Source data
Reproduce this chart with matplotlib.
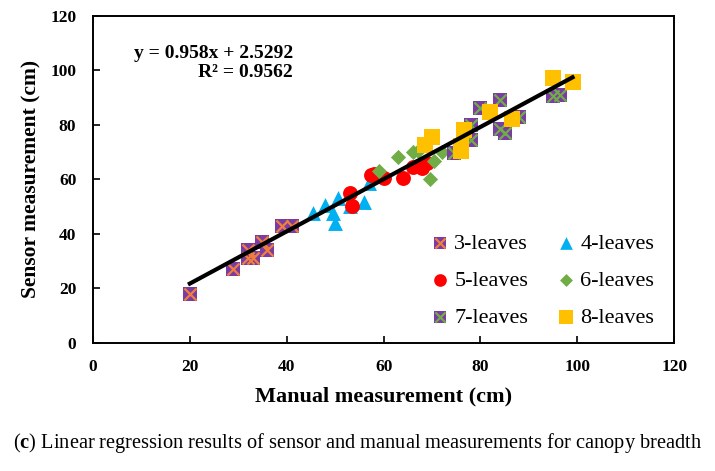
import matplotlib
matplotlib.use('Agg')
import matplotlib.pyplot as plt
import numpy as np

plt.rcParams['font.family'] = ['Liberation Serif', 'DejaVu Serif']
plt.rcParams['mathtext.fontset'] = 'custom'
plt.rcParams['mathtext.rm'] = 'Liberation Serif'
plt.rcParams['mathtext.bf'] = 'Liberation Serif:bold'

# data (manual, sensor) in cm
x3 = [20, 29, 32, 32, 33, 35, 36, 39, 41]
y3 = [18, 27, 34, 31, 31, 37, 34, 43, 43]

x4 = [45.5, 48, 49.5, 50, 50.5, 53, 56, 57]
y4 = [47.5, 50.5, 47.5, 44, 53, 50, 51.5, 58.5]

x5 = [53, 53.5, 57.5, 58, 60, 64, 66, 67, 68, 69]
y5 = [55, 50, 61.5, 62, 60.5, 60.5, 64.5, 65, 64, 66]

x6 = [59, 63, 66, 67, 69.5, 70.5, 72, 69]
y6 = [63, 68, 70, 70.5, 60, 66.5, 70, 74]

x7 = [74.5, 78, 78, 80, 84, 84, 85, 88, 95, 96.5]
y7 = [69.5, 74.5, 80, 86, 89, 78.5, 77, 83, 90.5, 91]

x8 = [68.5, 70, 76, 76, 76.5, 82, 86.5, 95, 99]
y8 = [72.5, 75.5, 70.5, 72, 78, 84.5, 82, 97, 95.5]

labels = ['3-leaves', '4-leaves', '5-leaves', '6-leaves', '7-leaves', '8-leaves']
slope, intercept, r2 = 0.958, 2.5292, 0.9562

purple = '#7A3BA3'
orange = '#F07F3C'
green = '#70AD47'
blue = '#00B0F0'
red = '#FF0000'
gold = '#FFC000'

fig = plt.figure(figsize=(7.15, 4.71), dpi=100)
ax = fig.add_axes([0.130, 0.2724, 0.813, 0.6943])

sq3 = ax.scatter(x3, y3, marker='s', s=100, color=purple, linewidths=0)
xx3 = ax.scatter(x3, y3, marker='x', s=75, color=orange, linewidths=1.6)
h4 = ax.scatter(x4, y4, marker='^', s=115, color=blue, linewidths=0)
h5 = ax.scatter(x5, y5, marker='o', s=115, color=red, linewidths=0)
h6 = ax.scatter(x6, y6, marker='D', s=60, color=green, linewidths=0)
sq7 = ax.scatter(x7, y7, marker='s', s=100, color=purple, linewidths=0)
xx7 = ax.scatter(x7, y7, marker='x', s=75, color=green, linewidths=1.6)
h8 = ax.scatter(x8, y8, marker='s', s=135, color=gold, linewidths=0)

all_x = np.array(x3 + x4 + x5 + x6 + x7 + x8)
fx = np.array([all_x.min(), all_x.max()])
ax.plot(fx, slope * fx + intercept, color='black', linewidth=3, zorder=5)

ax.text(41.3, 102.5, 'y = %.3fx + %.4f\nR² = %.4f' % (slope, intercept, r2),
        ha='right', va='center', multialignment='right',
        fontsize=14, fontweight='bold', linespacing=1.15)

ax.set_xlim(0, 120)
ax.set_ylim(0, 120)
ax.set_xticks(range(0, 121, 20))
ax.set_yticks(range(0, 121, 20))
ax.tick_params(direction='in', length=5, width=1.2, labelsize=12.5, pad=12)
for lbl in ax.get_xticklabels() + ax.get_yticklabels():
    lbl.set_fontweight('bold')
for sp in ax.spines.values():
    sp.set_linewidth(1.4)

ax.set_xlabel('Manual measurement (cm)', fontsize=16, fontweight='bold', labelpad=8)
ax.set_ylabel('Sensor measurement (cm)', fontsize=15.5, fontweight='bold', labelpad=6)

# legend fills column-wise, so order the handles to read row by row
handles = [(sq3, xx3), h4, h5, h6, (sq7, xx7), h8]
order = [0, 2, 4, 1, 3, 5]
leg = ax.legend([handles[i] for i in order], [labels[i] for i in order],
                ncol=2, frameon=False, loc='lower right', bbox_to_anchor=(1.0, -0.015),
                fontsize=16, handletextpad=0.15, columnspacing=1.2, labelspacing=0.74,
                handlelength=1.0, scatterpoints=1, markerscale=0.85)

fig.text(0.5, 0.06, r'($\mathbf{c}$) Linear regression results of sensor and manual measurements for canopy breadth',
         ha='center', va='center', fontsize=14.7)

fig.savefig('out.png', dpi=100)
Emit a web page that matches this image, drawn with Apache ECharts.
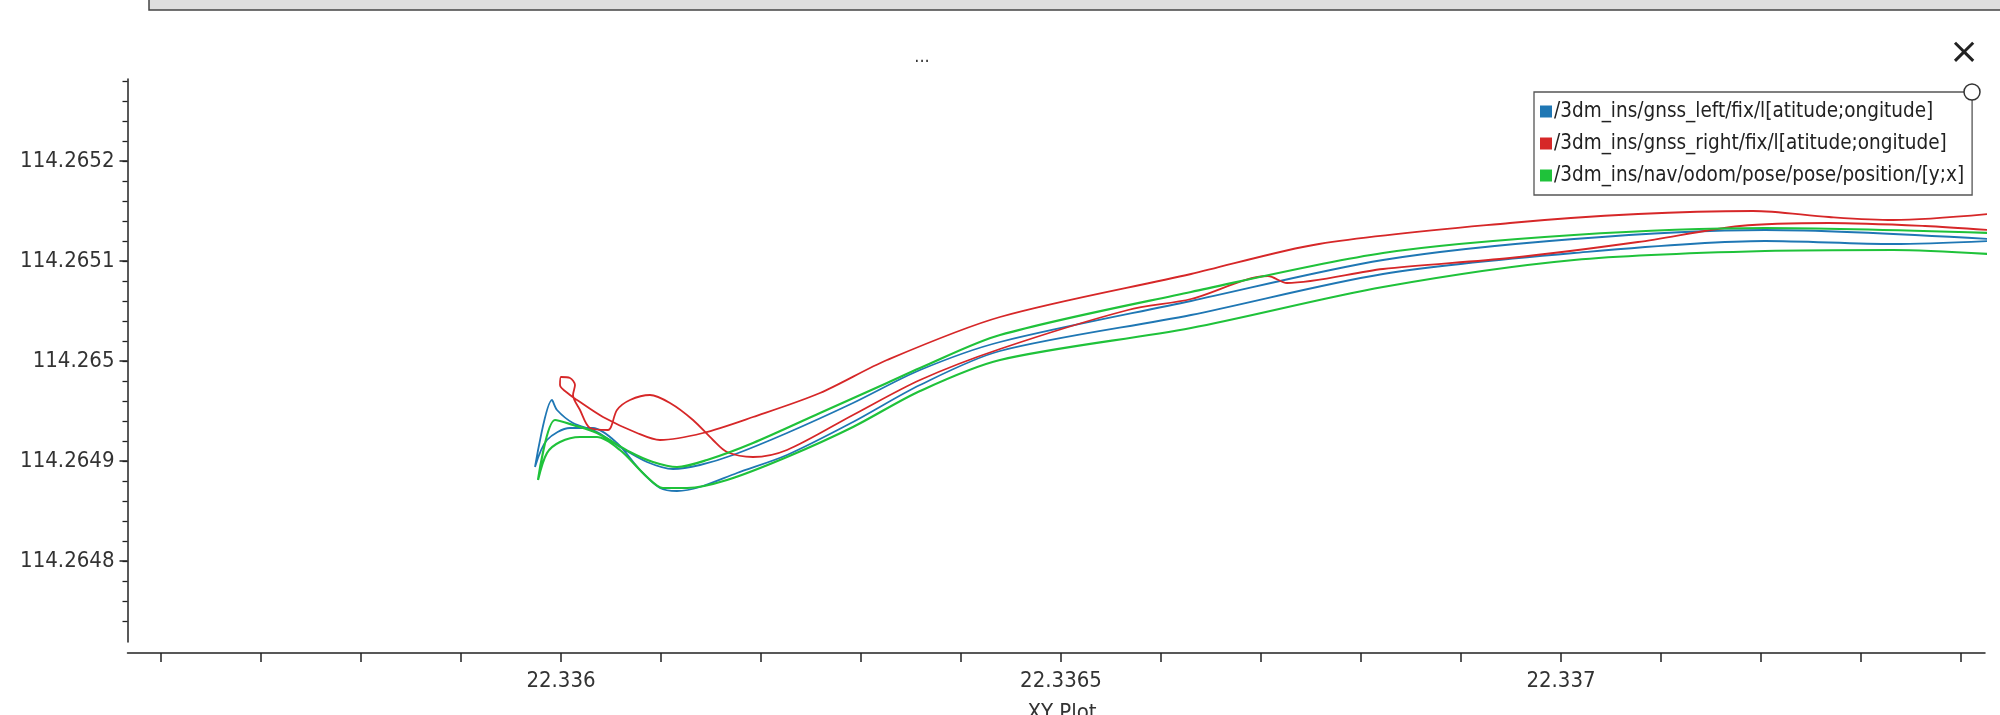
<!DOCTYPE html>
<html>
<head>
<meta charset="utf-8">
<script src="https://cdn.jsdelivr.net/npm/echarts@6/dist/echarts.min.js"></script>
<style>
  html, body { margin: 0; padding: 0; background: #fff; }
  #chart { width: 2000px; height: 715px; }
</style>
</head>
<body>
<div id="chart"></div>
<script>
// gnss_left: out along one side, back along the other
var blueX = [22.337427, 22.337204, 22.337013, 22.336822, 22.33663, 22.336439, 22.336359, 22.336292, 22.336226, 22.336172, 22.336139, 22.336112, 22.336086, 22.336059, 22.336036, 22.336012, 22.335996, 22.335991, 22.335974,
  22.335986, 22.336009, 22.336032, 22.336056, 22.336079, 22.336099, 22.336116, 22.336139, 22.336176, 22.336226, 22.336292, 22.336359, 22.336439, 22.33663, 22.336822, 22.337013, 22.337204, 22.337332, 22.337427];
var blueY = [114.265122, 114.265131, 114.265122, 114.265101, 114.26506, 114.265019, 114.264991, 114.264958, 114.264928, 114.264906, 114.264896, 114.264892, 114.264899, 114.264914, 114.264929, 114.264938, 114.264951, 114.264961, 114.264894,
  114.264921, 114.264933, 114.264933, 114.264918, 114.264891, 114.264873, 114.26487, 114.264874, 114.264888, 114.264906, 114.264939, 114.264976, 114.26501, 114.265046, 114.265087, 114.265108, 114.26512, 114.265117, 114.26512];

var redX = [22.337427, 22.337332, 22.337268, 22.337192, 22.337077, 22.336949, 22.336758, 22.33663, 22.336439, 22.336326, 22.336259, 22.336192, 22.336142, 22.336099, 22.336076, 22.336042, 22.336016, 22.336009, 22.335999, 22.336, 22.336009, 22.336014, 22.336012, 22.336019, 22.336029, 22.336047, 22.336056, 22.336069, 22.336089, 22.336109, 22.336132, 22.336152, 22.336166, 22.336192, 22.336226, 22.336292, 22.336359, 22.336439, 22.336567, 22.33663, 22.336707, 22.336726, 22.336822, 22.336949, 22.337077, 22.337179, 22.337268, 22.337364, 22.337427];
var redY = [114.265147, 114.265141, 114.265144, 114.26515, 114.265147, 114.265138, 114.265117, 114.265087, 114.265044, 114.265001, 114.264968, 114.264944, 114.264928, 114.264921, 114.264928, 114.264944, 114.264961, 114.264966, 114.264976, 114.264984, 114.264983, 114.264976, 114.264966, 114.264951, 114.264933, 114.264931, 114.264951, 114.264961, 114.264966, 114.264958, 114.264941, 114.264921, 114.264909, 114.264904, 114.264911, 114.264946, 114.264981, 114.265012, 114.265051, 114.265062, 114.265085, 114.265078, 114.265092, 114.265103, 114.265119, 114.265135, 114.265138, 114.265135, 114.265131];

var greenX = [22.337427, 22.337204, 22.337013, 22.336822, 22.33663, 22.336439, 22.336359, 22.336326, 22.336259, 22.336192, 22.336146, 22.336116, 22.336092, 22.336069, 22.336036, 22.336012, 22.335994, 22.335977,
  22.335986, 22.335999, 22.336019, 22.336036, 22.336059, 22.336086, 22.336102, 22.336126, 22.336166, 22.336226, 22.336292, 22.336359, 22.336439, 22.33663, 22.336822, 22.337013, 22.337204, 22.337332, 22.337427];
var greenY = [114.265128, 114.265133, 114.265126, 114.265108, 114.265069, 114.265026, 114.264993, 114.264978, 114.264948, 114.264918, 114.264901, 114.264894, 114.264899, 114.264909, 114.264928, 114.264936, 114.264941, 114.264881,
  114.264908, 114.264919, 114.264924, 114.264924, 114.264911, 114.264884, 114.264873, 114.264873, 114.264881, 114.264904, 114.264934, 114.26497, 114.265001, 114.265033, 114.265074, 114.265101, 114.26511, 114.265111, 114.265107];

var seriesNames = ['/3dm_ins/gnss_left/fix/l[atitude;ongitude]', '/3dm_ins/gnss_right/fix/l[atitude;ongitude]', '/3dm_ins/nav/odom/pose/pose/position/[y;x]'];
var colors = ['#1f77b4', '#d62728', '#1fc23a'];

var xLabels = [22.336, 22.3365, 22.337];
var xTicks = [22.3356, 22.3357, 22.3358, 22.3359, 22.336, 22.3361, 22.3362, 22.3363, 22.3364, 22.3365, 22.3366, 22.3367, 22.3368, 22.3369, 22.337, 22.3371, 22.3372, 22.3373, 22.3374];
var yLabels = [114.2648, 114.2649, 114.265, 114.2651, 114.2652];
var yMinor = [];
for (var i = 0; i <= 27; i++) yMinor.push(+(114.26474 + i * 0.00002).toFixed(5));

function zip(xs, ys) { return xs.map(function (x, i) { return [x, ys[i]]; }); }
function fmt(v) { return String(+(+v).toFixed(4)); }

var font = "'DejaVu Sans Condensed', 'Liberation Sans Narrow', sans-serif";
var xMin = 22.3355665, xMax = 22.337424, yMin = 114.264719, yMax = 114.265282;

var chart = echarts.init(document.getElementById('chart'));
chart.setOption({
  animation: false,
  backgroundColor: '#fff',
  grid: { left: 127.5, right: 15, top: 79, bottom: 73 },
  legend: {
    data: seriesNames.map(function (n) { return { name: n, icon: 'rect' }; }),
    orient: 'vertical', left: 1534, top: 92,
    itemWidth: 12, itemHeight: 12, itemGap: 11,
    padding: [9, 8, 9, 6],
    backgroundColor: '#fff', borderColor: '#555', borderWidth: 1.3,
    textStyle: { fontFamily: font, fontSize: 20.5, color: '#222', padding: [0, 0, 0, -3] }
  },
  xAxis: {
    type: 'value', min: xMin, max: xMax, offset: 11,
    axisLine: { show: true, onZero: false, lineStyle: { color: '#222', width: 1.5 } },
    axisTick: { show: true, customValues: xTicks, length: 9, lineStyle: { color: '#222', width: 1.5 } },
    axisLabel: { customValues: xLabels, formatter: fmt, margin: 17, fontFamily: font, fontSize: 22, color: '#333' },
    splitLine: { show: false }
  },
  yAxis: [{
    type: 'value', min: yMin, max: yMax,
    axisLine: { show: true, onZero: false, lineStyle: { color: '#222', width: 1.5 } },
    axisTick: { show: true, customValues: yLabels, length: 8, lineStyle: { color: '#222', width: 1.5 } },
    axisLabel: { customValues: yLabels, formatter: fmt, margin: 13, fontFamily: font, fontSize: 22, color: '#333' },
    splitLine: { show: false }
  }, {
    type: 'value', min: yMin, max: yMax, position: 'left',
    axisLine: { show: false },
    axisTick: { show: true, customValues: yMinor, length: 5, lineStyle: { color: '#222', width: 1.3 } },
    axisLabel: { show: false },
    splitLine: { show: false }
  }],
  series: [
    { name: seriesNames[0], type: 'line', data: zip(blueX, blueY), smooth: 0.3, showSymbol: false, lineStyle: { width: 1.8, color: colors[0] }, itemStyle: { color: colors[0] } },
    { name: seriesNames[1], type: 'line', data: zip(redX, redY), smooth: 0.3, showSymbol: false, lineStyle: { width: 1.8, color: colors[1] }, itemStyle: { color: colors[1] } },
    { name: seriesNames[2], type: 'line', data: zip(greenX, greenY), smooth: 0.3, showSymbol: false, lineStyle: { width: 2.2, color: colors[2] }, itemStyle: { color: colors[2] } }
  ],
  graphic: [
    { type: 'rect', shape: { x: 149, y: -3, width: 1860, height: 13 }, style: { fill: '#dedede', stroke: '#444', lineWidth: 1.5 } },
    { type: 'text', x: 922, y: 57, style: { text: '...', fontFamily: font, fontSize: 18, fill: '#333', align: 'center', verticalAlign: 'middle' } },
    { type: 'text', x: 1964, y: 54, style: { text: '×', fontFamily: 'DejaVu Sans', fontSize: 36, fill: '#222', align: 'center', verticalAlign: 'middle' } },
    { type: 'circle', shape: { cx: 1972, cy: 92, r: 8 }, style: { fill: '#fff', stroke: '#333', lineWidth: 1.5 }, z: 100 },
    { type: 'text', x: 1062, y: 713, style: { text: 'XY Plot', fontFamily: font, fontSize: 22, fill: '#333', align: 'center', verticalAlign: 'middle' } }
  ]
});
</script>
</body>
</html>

■ Directions for this task
Up to and including the line with "y6 = [63, 68, 70, 70.5, 60, 66.5, 70, 74]", copy the data above from its first line. Skip pictures.

■ Answer for the task
Reproduce this chart with matplotlib.
import matplotlib
matplotlib.use('Agg')
import matplotlib.pyplot as plt
import numpy as np

plt.rcParams['font.family'] = ['Liberation Serif', 'DejaVu Serif']
plt.rcParams['mathtext.fontset'] = 'custom'
plt.rcParams['mathtext.rm'] = 'Liberation Serif'
plt.rcParams['mathtext.bf'] = 'Liberation Serif:bold'

# data (manual, sensor) in cm
x3 = [20, 29, 32, 32, 33, 35, 36, 39, 41]
y3 = [18, 27, 34, 31, 31, 37, 34, 43, 43]

x4 = [45.5, 48, 49.5, 50, 50.5, 53, 56, 57]
y4 = [47.5, 50.5, 47.5, 44, 53, 50, 51.5, 58.5]

x5 = [53, 53.5, 57.5, 58, 60, 64, 66, 67, 68, 69]
y5 = [55, 50, 61.5, 62, 60.5, 60.5, 64.5, 65, 64, 66]

x6 = [59, 63, 66, 67, 69.5, 70.5, 72, 69]
y6 = [63, 68, 70, 70.5, 60, 66.5, 70, 74]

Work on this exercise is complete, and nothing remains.